A major factor influencing this clearance is the wheel’s backspacing and offset, which determines how far the wheel and tire assembly sits in relation to the truck’s hub and suspension components. A tire that is too wide or mounted on a wheel with an aggressive (low or negative) offset can push the tire’s shoulder closer to the fender lip or the frame, causing contact when the steering wheel is turned fully. Therefore, even a tire that is slightly taller than stock might require a minor adjustment to the wheel’s offset to prevent rubbing on inner suspension parts.
Increasing Tire Capacity with Lifts and Leveling
To accommodate tires larger than 33 inches, truck owners typically turn to suspension modifications like leveling kits or full suspension lifts. A leveling kit is the most common and least invasive modification, designed to raise the front end of the truck by 1.5 to 3 inches to eliminate the factory “rake,” which is the slight downward angle toward the front. This extra height in the front wheel well often provides enough room to safely clear a 33-inch tire and, in many cases, a low-profile 34-inch tire, even at full steering lock.
A full suspension lift kit, which ranges from 4 inches and up, is necessary for fitting tires 35 inches and taller, such as 35×12.50R17. These kits raise the entire vehicle by replacing or modifying multiple suspension components, including shocks, coil springs, and control arms, and they often include a crossmember drop to maintain acceptable suspension geometry. A common rule of thumb is that a 6-inch lift allows for the installation of 35-inch to 37-inch diameter tires, depending on the wheel’s offset and the specific vehicle’s wheel well dimensions. Installing a full lift kit is a complex procedure that changes the relationship between the axles and the chassis, and it requires careful attention to alignment and driveline angles to ensure proper function and safety.
Performance and Safety Considerations
Installing a significantly larger tire initiates a cascade of effects that impact the truck’s performance and safety systems beyond just physical fitment. One immediate and mandatory concern is speedometer calibration, as the truck’s computer is programmed for the original tire’s overall diameter and the number of revolutions per mile. A taller tire covers more ground per rotation, meaning the speedometer will register a speed lower than the actual speed of the vehicle, potentially leading to inadvertent speeding or incorrect odometer readings. Recalibration, usually performed with an electronic programmer or tuner, is required to adjust the vehicle’s computer for the new tire size.

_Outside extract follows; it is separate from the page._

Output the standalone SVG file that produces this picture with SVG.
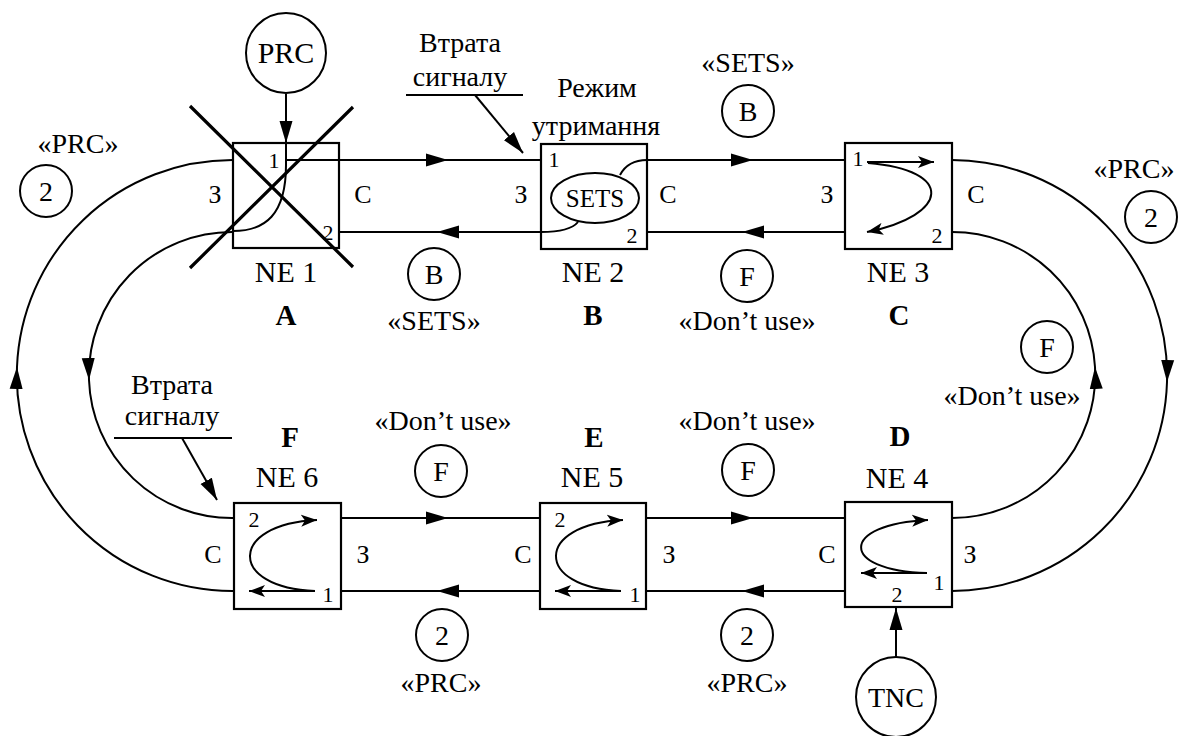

The increased diameter and mass of larger tires also introduces a mechanical penalty by effectively raising the final drive ratio, which directly affects acceleration and towing capability. The engine has to work harder to turn the larger, heavier tire, resulting in slower acceleration and increased strain on the transmission, which may “hunt” for the correct gear more frequently. For optimal performance, especially when towing or hauling, a gear ratio change (re-gearing the differentials) may be necessary to restore the truck’s factory-intended mechanical advantage. Furthermore, the additional rotational mass and leverage of the larger tire places increased wear on the braking system, ball joints, and wheel bearings, demanding a careful evaluation of these components for potential upgrades.